Understand what you’re doing. You are dictating the first and final draft of an important document that someone is going to pick apart and use against you. And your dictating machine is broken. Some of us dictate documents or emails all the time. It’s easy. And if we don’t like the way it came out, we can rewind, erase, cut and paste, or just stop and start over. But here, when it really counts, you have none of that. You don’t have a rewind button. You don’t have an erase button. It is what it is.
What that means is that you have to go slowly. You can’t possibly dictate the first and final draft of an important document and do it quickly and do it right. Take your time.
Be relentlessly polite
We don’t just tell witnesses to simply be polite. Rather, we tell them to be relentlessly polite because that’s the job of a witness.
If a witness is defensive, angry or upset, they’re not going to be able to do what they need to do to be a good witness. Guess what? Questioners know that. So, they’ll throw in sarcasm, righteous indignation, even insults, whatever it takes to try to throw you off your game. Don’t let them do it.
Kill them with kindness. Don’t engage, don’t argue. It’s hard, because often the questioner is not interested in being polite. They’re not really interested in what you have to say at all.
They’re interested in creating sound bites, and depending on their persuasion, that interest may be in a negative sound bite. But don’t take the bait. That’s one of the most important choices you can make in congressional testimony. Don’t adopt their negative energy. Kill them with kindness. Tell the truth. Answer the question. And go home.
Don’t answer a question you don’t understand
Let’s be honest, you’re going to get asked a lot of very bad questions. It just comes with the territory. A lot of the time, a representative is reading a question that someone else wrote, and that person may have written it well or they may not have.
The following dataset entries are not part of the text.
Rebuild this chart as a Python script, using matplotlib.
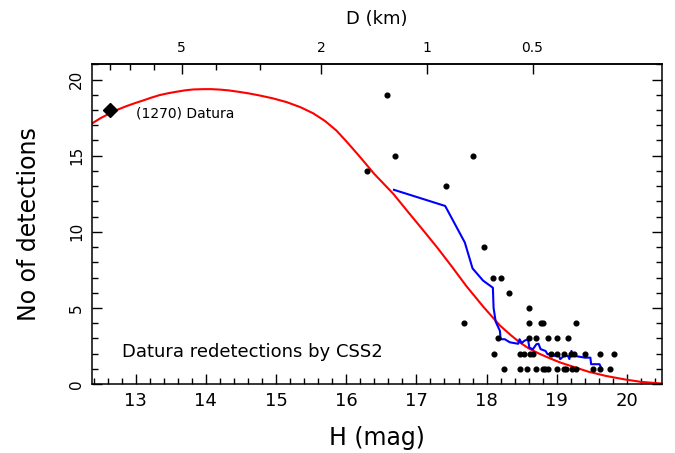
import numpy as np
import matplotlib.pyplot as plt
from matplotlib.ticker import MultipleLocator, FixedLocator, NullFormatter

plt.rcParams['font.family'] = ['DejaVu Sans']

# model curve (red)
model_h = [12.38, 12.50, 12.63, 12.75, 12.87, 13.00, 13.10, 13.22, 13.34, 13.46,
           13.58, 13.70, 13.82, 13.96, 14.08, 14.20, 14.32, 14.43, 14.60, 14.77,
           14.95, 15.15, 15.35, 15.53, 15.70, 15.86, 16.00, 16.19, 16.40, 16.67,
           16.90, 17.09, 17.30, 17.50, 17.71, 17.95, 18.19, 18.35, 18.47, 18.60,
           18.75, 18.90, 19.05, 19.23, 19.45, 19.70, 19.97, 20.20, 20.50]
model_n = [17.13, 17.47, 17.78, 18.04, 18.26, 18.47, 18.62, 18.81, 18.98, 19.10,
           19.20, 19.29, 19.35, 19.37, 19.37, 19.34, 19.29, 19.22, 19.10, 18.95,
           18.77, 18.52, 18.18, 17.78, 17.27, 16.65, 15.95, 14.95, 13.80, 12.50,
           11.20, 10.14, 8.95, 7.75, 6.45, 5.10, 3.85, 3.20, 2.75, 2.35,
           2.00, 1.70, 1.42, 1.15, 0.82, 0.54, 0.31, 0.15, 0.04]

# running mean (blue)
mean_h = [16.68, 17.41, 17.69, 17.80, 17.95, 18.09, 18.10, 18.13, 18.19, 18.20,
          18.26, 18.33, 18.45, 18.47, 18.50, 18.54, 18.59, 18.61, 18.66, 18.71,
          18.74, 18.77, 18.84, 18.87, 18.94, 18.97, 19.02, 19.05, 19.10, 19.16,
          19.18, 19.21, 19.23, 19.26, 19.40, 19.48, 19.49, 19.61, 19.63]
mean_n = [12.76, 11.70, 9.30, 7.60, 6.80, 6.33, 5.00, 4.10, 3.50, 2.95,
          2.95, 2.75, 2.65, 2.95, 2.70, 2.85, 2.95, 2.40, 2.29, 2.62,
          2.65, 2.30, 2.18, 1.96, 2.05, 1.85, 2.00, 1.64, 1.85, 1.85,
          1.65, 2.18, 1.90, 1.85, 1.74, 1.74, 1.31, 1.31, 1.10]

# individual detections (black dots)
det_h = [16.58, 16.69, 17.81, 16.29, 17.42, 17.97, 18.09, 18.20, 18.32, 18.60,
         17.68, 18.60, 18.77, 18.80, 19.27,
         18.17, 18.60, 18.71, 18.88, 19.00, 19.16,
         18.10, 18.47, 18.54, 18.62, 18.66, 18.92, 19.00, 19.11, 19.21, 19.25,
         19.41, 19.61, 19.81,
         18.25, 18.47, 18.57, 18.70, 18.80, 18.83, 18.87, 19.00, 19.10, 19.13,
         19.22, 19.28, 19.51, 19.61, 19.76]
det_n = [19, 15, 15, 14, 13, 9, 7, 7, 6, 5,
         4, 4, 4, 4, 4,
         3, 3, 3, 3, 3, 3,
         2, 2, 2, 2, 2, 2, 2, 2, 2, 2,
         2, 2, 2,
         1, 1, 1, 1, 1, 1, 1, 1, 1, 1,
         1, 1, 1, 1, 1]

datura_h = 12.63
datura_n = 18.0

# H at which D = 1 km (albedo conversion)
H_D1 = 17.15


def h_to_d(h):
    return 10 ** ((H_D1 - np.asarray(h, dtype=float)) / 5.0)


def d_to_h(d):
    d = np.clip(np.asarray(d, dtype=float), 1e-6, None)
    return H_D1 - 5.0 * np.log10(d)


fig = plt.figure(figsize=(6.75, 4.53), dpi=100)
ax = fig.add_axes([0.1367, 0.152, 0.8440, 0.706])

ax.plot(model_h, model_n, color='#ff0000', lw=1.5, zorder=2)
ax.plot(mean_h, mean_n, color='#0000ff', lw=1.5, zorder=3)
ax.plot(det_h, det_n, 'o', color='black', ms=3.4, zorder=4)
ax.plot([datura_h], [datura_n], 'D', color='black', ms=7.5, zorder=5)

ax.text(13.0, 17.75, '(1270) Datura', fontsize=10, va='center', ha='left')
ax.text(12.8, 1.75, 'Datura redetections by CSS2', fontsize=13, va='baseline', ha='left')

ax.set_xlim(12.38, 20.5)
ax.set_ylim(0, 21)

ax.xaxis.set_major_locator(MultipleLocator(1))
ax.xaxis.set_minor_locator(MultipleLocator(0.2))
ax.yaxis.set_major_locator(MultipleLocator(5))
ax.yaxis.set_minor_locator(MultipleLocator(1))

ax.tick_params(which='both', direction='in', top=False, right=True, width=1.0)
ax.tick_params(which='major', length=7)
ax.tick_params(which='minor', length=4)
ax.tick_params(axis='x', labelsize=13, pad=6)
ax.tick_params(axis='y', labelsize=11, pad=6, labelrotation=90)
for lbl in ax.get_yticklabels():
    lbl.set_va('center')

for sp in ax.spines.values():
    sp.set_linewidth(1.1)

ax.set_xlabel('H (mag)', fontsize=17, labelpad=11)
ax.set_ylabel('No of detections', fontsize=17, labelpad=20)

# top axis in diameter
sec = ax.secondary_xaxis('top', functions=(h_to_d, d_to_h))
sec.xaxis.set_major_locator(FixedLocator([5, 2, 1, 0.5]))
sec.xaxis.set_minor_locator(FixedLocator([9, 8, 7, 6, 4, 3]))
sec.xaxis.set_minor_formatter(NullFormatter())
sec.set_xticklabels(['5', '2', '1', '0.5'])
sec.tick_params(which='both', direction='in', width=1.0, labelsize=10, pad=7)
sec.tick_params(which='major', length=7)
sec.tick_params(which='minor', length=4)
sec.spines['top'].set_linewidth(1.1)
sec.set_xlabel('D (km)', fontsize=13, labelpad=12)

fig.savefig('out.png', dpi=100)
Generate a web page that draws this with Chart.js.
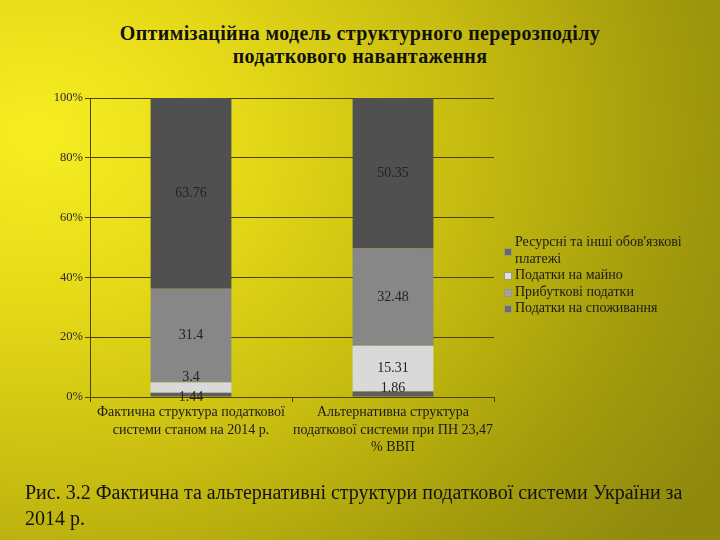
<!DOCTYPE html>
<html>
<head>
<meta charset="utf-8">
<script src="https://cdn.jsdelivr.net/npm/chart.js@4.4.1/dist/chart.umd.min.js"></script>
<style>
    html, body {
        margin: 0;
        padding: 0;
        width: 720px;
        height: 540px;
        overflow: hidden;
    }
    body {
        position: relative;
        font-family: "Liberation Serif", "DejaVu Serif", serif;
        background:
            radial-gradient(ellipse 110% 120% at 5% 25%, #f7ee22 0%, #e6da18 25%, #c6bb10 55%, #a39c0c 80%, #8f890e 100%);
    }
    #titulo {
        position: absolute;
        left: 0;
        top: 22px;
        width: 720px;
        text-align: center;
        font-weight: bold;
        font-size: 20px;
        letter-spacing: 0.35px;
        line-height: 23px;
        color: #111;
    }
    #legenda {
        position: absolute;
        left: 504px;
        top: 234px;
        font-size: 14px;
        line-height: 16.5px;
        color: #1a1a1a;
    }
    #legenda .item {
        position: relative;
        padding-left: 11px;
    }
    #legenda .cx {
        position: absolute;
        left: 0;
        width: 6px;
        height: 6px;
        border: 1px solid #9a9a80;
    }
    #rodape {
        position: absolute;
        left: 25px;
        top: 479px;
        width: 680px;
        font-size: 20px;
        line-height: 26px;
        color: #111;
    }
    #grafico {
        position: absolute;
        left: 0;
        top: 0;
    }
</style>
</head>
<body>
<div id="titulo">Оптимізаційна модель структурного перерозподілу<br>податкового навантаження</div>
<canvas id="grafico" width="720" height="540"></canvas>
<div id="legenda"></div>
<div id="rodape">Рис. 3.2 Фактична та альтернативні структури податкової системи України за 2014 р.</div>

<script>
// ===== DADOS =====
const categorias = [
    ["Фактична структура податкової", "системи станом на 2014 р."],
    ["Альтернативна структура", "податкової системи при ПН 23,47", "% ВВП"]
];

const nomesSeries = [
    "Податки на споживання",
    "Податки на майно",
    "Прибуткові податки",
    "Ресурсні та інші обов'язкові платежі"
];

const spozhyvannia = [1.44, 1.86];
const maino = [3.4, 15.31];
const prybutkovi = [31.4, 32.48];
const resursni = [63.76, 50.35];

const ticksY = [0, 20, 40, 60, 80, 100];

// ordem da legenda (de cima para baixo)
const ordemLegenda = [3, 1, 2, 0];

// ===== ESTILO =====
const cores = ["#5e5e5e", "#d9d9d9", "#878787", "#505050"];
const coresLegenda = ["#6e6e5e", "#e2e2d2", "#a3a393", "#6a6a5a"];
const fonte = "'Liberation Serif', 'DejaVu Serif', serif";

// pequenos deslocamentos dos rótulos pequenos (px)
const ajusteRotulo = {
    "0-0": 3, "1-0": -10, "0-1": -6
};

const series = [spozhyvannia, maino, prybutkovi, resursni];

// ===== RÓTULOS NAS BARRAS =====
const rotulos = {
    id: "rotulos",
    afterDatasetsDraw(chart) {
        const ctx = chart.ctx;
        ctx.save();
        ctx.font = "14px " + fonte;
        ctx.fillStyle = "#222";
        ctx.textAlign = "center";
        ctx.textBaseline = "middle";
        chart.data.datasets.forEach((ds, i) => {
            const meta = chart.getDatasetMeta(i);
            meta.data.forEach((el, j) => {
                const y = (el.y + el.base) / 2 + (ajusteRotulo[i + "-" + j] || 0);
                ctx.fillText(String(ds.data[j]), el.x, y);
            });
        });
        ctx.restore();
    }
};

// ===== LEGENDA HTML =====
const legenda = document.getElementById("legenda");
ordemLegenda.forEach((i) => {
    const div = document.createElement("div");
    div.className = "item";
    const cx = document.createElement("span");
    cx.className = "cx";
    cx.style.background = coresLegenda[i];
    div.appendChild(cx);
    if (i === 3) {
        div.style.width = "190px";
        cx.style.top = "14px";
    } else {
        cx.style.top = "5px";
    }
    div.appendChild(document.createTextNode(nomesSeries[i]));
    legenda.appendChild(div);
});

// ===== GRÁFICO =====
const ctx = document.getElementById("grafico").getContext("2d");

window.grafico = new Chart(ctx, {
    type: "bar",
    data: {
        labels: categorias,
        datasets: series.map((d, i) => ({
            label: nomesSeries[i],
            data: d,
            backgroundColor: cores[i],
            borderWidth: 0,
            barPercentage: 0.4,
            categoryPercentage: 1
        }))
    },
    plugins: [rotulos],
    options: {
        responsive: false,
        animation: false,
        layout: {
            padding: { left: 0, right: 226, top: 98, bottom: 83 }
        },
        plugins: {
            legend: { display: false },
            tooltip: { enabled: false }
        },
        scales: {
            x: {
                stacked: true,
                afterFit(scale) { scale.height = 60; },
                grid: {
                    drawOnChartArea: false,
                    drawTicks: true,
                    tickLength: 5,
                    color: "#4a4400"
                },
                border: { color: "#4a4400", width: 1 },
                ticks: {
                    color: "#1a1a1a",
                    padding: 1,
                    maxRotation: 0,
                    autoSkip: false,
                    font: { family: fonte, size: 14, lineHeight: 1.28 }
                }
            },
            y: {
                stacked: true,
                min: 0,
                max: 100,
                afterFit(scale) { scale.width = 90; },
                afterBuildTicks(scale) {
                    scale.ticks = ticksY.map((v) => ({ value: v }));
                },
                grid: {
                    color: "#4a4400",
                    lineWidth: 1,
                    tickLength: 5
                },
                border: { color: "#4a4400", width: 1 },
                ticks: {
                    color: "#2a2a2a",
                    padding: 2,
                    font: { family: fonte, size: 12.5 },
                    callback: (v) => v + "%"
                }
            }
        }
    }
});
</script>
</body>
</html>
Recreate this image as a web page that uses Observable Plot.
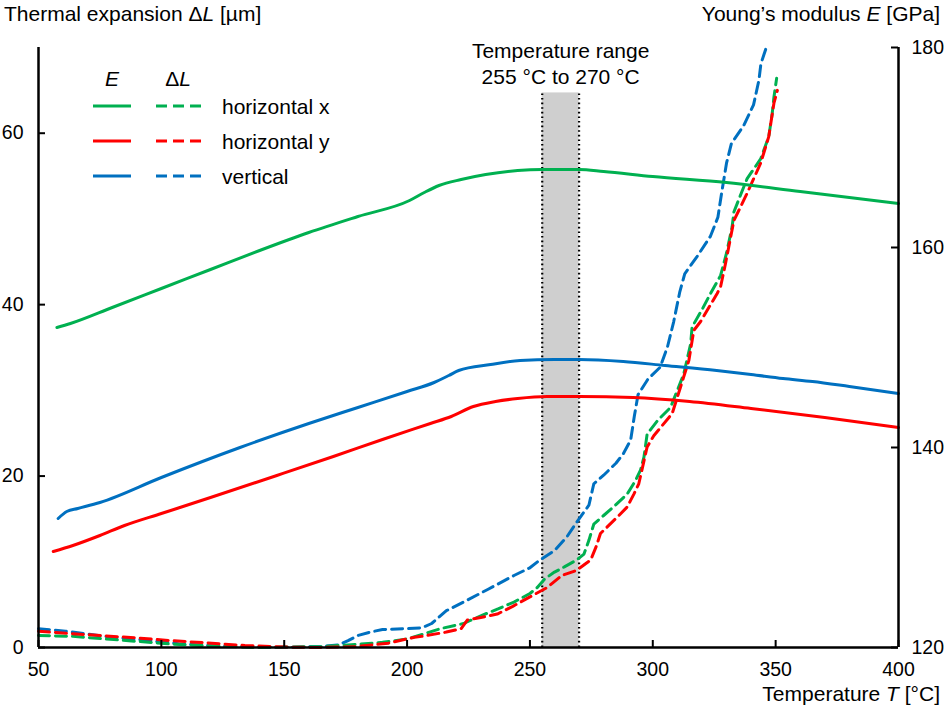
<!DOCTYPE html>
<html>
<head>
<meta charset="utf-8">
<script src="https://cdn.jsdelivr.net/npm/d3@7"></script>
<script src="https://cdn.jsdelivr.net/npm/@observablehq/plot@0.6"></script>
<style>
  body { margin: 0; background: #fff; }
  #chart { width: 944px; height: 711px; }
</style>
</head>
<body>
<div id="chart"></div>
<script>
// ---- Data ----
// Young's modulus E [GPa] vs temperature T [°C]
const eXT = [57.5, 63, 80, 100, 120, 140, 160, 180, 201, 207, 213, 222, 232, 245, 255, 270, 280, 300, 330, 360, 400];
const eXV = [152.0, 152.4, 154.0, 155.9, 157.8, 159.7, 161.5, 163.1, 164.7, 165.5, 166.2, 166.8, 167.3, 167.7, 167.8, 167.8, 167.6, 167.1, 166.5, 165.6, 164.4];

const eYT = [56, 64, 75, 85, 100, 120, 147, 170, 190, 209.5, 218, 227, 236, 245, 257, 270, 292, 315, 340, 370, 400];
const eYV = [129.6, 130.2, 131.2, 132.2, 133.4, 135.0, 137.2, 139.1, 140.8, 142.4, 143.1, 144.1, 144.6, 144.9, 145.1, 145.1, 145.0, 144.6, 143.9, 143.0, 142.0];

const eVT = [58, 61.5, 66, 75, 100, 132, 160, 180, 200, 211, 217, 221, 234, 246, 260, 270, 288, 305, 326, 340, 353, 365, 380, 400];
const eVV = [132.9, 133.6, 133.9, 134.5, 137.0, 140.0, 142.4, 144.0, 145.6, 146.5, 147.2, 147.7, 148.3, 148.7, 148.8, 148.8, 148.6, 148.2, 147.7, 147.3, 146.9, 146.6, 146.1, 145.4];

// Thermal expansion ΔL [µm] vs temperature T [°C]
const dXT = [50, 64, 77, 91, 104, 118, 138, 165, 179, 190, 200, 207, 213.6, 223, 230, 237, 243.5, 250, 253, 256, 260, 264, 269, 272, 274, 276, 280, 284, 289.6, 293, 295, 296.4, 297.7, 302, 307.2, 310, 312.6, 315.4, 316, 320, 323.5, 327.6, 330, 332.3, 333, 336, 338.4, 343.9, 347.2, 348.6, 349.3, 350.4];
const dXV = [1.4, 1.3, 1.0, 0.7, 0.4, 0.2, 0, 0.1, 0.35, 0.6, 1.0, 1.6, 2.2, 2.8, 3.7, 4.5, 5.3, 6.3, 7.0, 8.0, 8.8, 9.4, 10.2, 10.9, 12.5, 14.4, 15.4, 16.4, 17.9, 19.5, 20.7, 22.2, 24.9, 26.5, 28.0, 30.0, 31.9, 35.4, 37.4, 39.4, 41.3, 43.4, 46.0, 49.1, 50.8, 53.0, 54.7, 57.0, 59.6, 62.3, 64.2, 66.4];

const dYT = [50, 64, 91, 104, 118, 134, 152, 165, 179, 189, 192.4, 203, 206, 216, 222, 224.5, 230, 236.7, 243, 250, 257, 263, 269, 274.7, 277, 278.7, 285.5, 289.6, 292.3, 294.3, 297.7, 300.4, 307.9, 311.3, 314.7, 316.7, 319.4, 326.2, 327.6, 329.6, 333, 338.4, 343.9, 347.2, 349.3, 350.7];
const dYV = [1.9, 1.6, 1.1, 0.8, 0.55, 0.23, 0.04, 0, 0.1, 0.4, 0.5, 1.2, 1.3, 1.8, 2.2, 3.2, 3.5, 3.9, 4.8, 5.9, 7.0, 8.4, 9.0, 10.2, 11.8, 13.3, 15.2, 16.4, 17.9, 19.1, 23.4, 24.7, 27.3, 30.4, 33.5, 37.0, 38.0, 41.3, 42.1, 44.8, 49.8, 53.0, 56.5, 59.6, 63.5, 65.0];

const dVT = [50, 61, 77, 95, 107, 124, 145, 165, 172, 176, 180, 185, 190, 200, 206, 210, 216, 223, 233, 243.5, 250, 254, 260, 265, 269, 274, 276, 280, 285, 288, 291, 292.5, 294, 298, 303, 306, 308.5, 311, 313, 318, 323.5, 326.5, 328, 330, 332, 337, 341, 343.2, 344, 346.3];
const dVV = [2.2, 1.9, 1.3, 0.8, 0.45, 0.15, 0, 0.1, 0.3, 0.8, 1.4, 1.8, 2.1, 2.2, 2.3, 2.8, 4.3, 5.3, 6.8, 8.4, 9.3, 10.2, 11.3, 12.9, 14.6, 16.6, 19.1, 20.1, 21.5, 22.6, 24.2, 27.0, 29.5, 31.3, 32.7, 35.1, 38.0, 41.5, 43.6, 45.6, 48.0, 50.2, 53.0, 56.5, 58.8, 60.9, 63.3, 66.2, 68.1, 70.1];

// Axes / ticks
const xTicks = [50, 100, 150, 200, 250, 300, 350, 400];
const leftTicks = [0, 20, 40, 60];
const rightTicks = [120, 140, 160, 180];
const xDomain = [50, 400];
const leftDomain = [0, 70];
const rightDomain = [120, 180];

// Highlighted temperature range
const rangeT = [255, 270];
const rangeTop = 64.7;
const rangeLabel = "Temperature range\n255 °C to 270 °C";

const seriesNames = ["horizontal x", "horizontal y", "vertical"];
const seriesColors = ["#00b050", "#ff0000", "#0070c0"];

// ---- Helpers ----
const eToY = e => (e - rightDomain[0]) * (leftDomain[1] - leftDomain[0]) / (rightDomain[1] - rightDomain[0]) + leftDomain[0];
const yToE = y => (y - leftDomain[0]) * (rightDomain[1] - rightDomain[0]) / (leftDomain[1] - leftDomain[0]) + rightDomain[0];
const rowsE = (T, V) => T.map((t, i) => ({T: t, v: eToY(V[i])}));
const rowsD = (T, V) => T.map((t, i) => ({T: t, v: V[i]}));

const W = 944, H = 711, mL = 38, mR = 46, mT = 47, mB = 64;
const fw = W - mL - mR, fh = H - mT - mB;
const FONT = "'Liberation Sans', Arial, sans-serif";
const DASH = "11,6";
const TXT = 21;   // titles, legend, annotation
const TICK = 19.5; // tick labels

const plot = Plot.plot({
  width: W, height: H,
  marginLeft: mL, marginRight: mR, marginTop: mT, marginBottom: mB,
  style: {fontFamily: FONT, fontSize: "20px", background: "white", color: "black", overflow: "visible"},
  x: {domain: xDomain, label: null},
  y: {domain: leftDomain, label: null},
  marks: [
    Plot.rect([{x1: rangeT[0], x2: rangeT[1], y1: 0, y2: rangeTop}], {x1: "x1", x2: "x2", y1: "y1", y2: "y2", fill: "#cfcfcf"}),
    Plot.ruleX(rangeT, {y1: 0, y2: rangeTop, stroke: "black", strokeWidth: 2.2, strokeDasharray: "1.6,3"}),
    Plot.line(rowsD(dVT, dVV), {x: "T", y: "v", stroke: seriesColors[2], strokeWidth: 3, strokeDasharray: DASH}),
    Plot.line(rowsD(dXT, dXV), {x: "T", y: "v", stroke: seriesColors[0], strokeWidth: 3, strokeDasharray: DASH}),
    Plot.line(rowsD(dYT, dYV), {x: "T", y: "v", stroke: seriesColors[1], strokeWidth: 3, strokeDasharray: DASH}),
    Plot.line(rowsE(eXT, eXV), {x: "T", y: "v", stroke: seriesColors[0], strokeWidth: 3, curve: "monotone-x"}),
    Plot.line(rowsE(eYT, eYV), {x: "T", y: "v", stroke: seriesColors[1], strokeWidth: 3, curve: "monotone-x"}),
    Plot.line(rowsE(eVT, eVV), {x: "T", y: "v", stroke: seriesColors[2], strokeWidth: 3, curve: "monotone-x"}),
    Plot.ruleX(xDomain, {stroke: "black", strokeWidth: 2.5}),
    Plot.ruleY([leftDomain[0]], {stroke: "black", strokeWidth: 2.5}),
    Plot.tickX(xTicks, {x: d => d, insetTop: fh - 7, stroke: "black", strokeWidth: 2}),
    Plot.tickY(leftTicks, {y: d => d, insetRight: fw - 7, stroke: "black", strokeWidth: 2}),
    Plot.tickY(rightTicks.map(eToY), {y: d => d, insetLeft: fw - 7, stroke: "black", strokeWidth: 2}),
    Plot.axisX(xTicks, {tickSize: 0, tickPadding: 15, fontSize: TICK, label: null}),
    Plot.axisY(leftTicks, {anchor: "left", tickSize: 0, tickPadding: 15, fontSize: TICK, label: null}),
    Plot.axisY(rightTicks.map(eToY), {anchor: "right", tickSize: 0, tickPadding: 13, fontSize: TICK, label: null, tickFormat: d => String(Math.round(yToE(d)))}),
    Plot.text([{T: (rangeT[0] + rangeT[1]) / 2, label: rangeLabel}], {x: "T", text: "label", frameAnchor: "top", lineAnchor: "middle", dy: 15.5, lineHeight: 1.22, fontSize: TXT, fill: "black"})
  ]
});

document.getElementById("chart").appendChild(plot);

// ---- Titles and legend ----
const svg = d3.select(plot);
function richText(x, y, anchor, parts) {
  const t = svg.append("text").attr("x", x).attr("y", y).attr("text-anchor", anchor)
    .attr("font-size", TXT).attr("font-family", FONT).attr("fill", "black");
  parts.forEach(([s, it]) => t.append("tspan").attr("font-style", it ? "italic" : "normal").text(s));
  return t;
}
richText(4, 21, "start", [["Thermal expansion Δ", false], ["L", true], [" [µm]", false]]);
richText(940, 21, "end", [["Young’s modulus ", false], ["E", true], [" [GPa]", false]]);
richText(940, 701, "end", [["Temperature ", false], ["T", true], [" [°C]", false]]);

// Legend
richText(112, 86, "middle", [["E", true]]);
richText(178, 86, "middle", [["Δ", false], ["L", true]]);
const legendY = [106, 141, 176];
seriesNames.forEach((name, i) => {
  const y = legendY[i];
  svg.append("line").attr("x1", 93).attr("x2", 131).attr("y1", y).attr("y2", y)
    .attr("stroke", seriesColors[i]).attr("stroke-width", 3);
  svg.append("line").attr("x1", 156).attr("x2", 201).attr("y1", y).attr("y2", y)
    .attr("stroke", seriesColors[i]).attr("stroke-width", 3).attr("stroke-dasharray", DASH);
  richText(222, y + 7.5, "start", [[name, false]]);
});
</script>
</body>
</html>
The representative may read it well or they may not — who knows? If it’s just not clear, say so.
Lots of questions contain assumptions. The problem is, in a normal conversation, we often ignore the assumptions. We just go to the gist of the question. And we answer it. Don’t do that here. If a question contains assumptions that you don’t agree with 100%, don’t answer the question, address the assumptions.
Don’t answer a question you don’t understand. Now, you can’t simply say nothing, so what are your options? You have several.
- Ask them to rephrase. Plain and simple. “I’m sorry, I didn’t understand the question. Can you please rephrase it?” Relentlessly polite.
- Own the question. Embrace it, make the part you understand your own, while rejecting the part you don’t understand. “I’m not sure I understood the question, but what I can tell you is: X, Y and Z.”
- Question the language. “Listening to your question, Congressman, I’m not sure what you meant by X. Could you please clarify?”
- Challenge the assumptions. “Listening to your question, Congressman, I don’t agree with your assumption that the moon is made of green cheese.”
Two other questioning tactics are worth mentioning here.
- Paraphrasing: Questioners love to paraphrase. “Well, isn’t it correct that the moon is made of green cheese? Wouldn’t you agree with that? Isn’t that fair to say?” If someone’s paraphrasing, they’re often doing it for the wrong reasons. They’re doing it to distort or twist something. Say so. “No, I’m sorry, that’s not how I would put it.” Or “No, I can’t agree with that.” Be careful with paraphrasing.
- Yes or no: Many questions that are posed as yes-or-no questions are not really yes or no for many different reasons. A bit of ancient wisdom attributed to Pythagoras, the Greek mathematician, sums this up beautifully: “The oldest, shortest words, yes and no, are those which require the most thought.” You can always say, “I’m sorry, I can’t answer that just yes or no.”
This kind of discipline takes preparation and practice. But with it, you can take back a degree of control and fairness over this important process.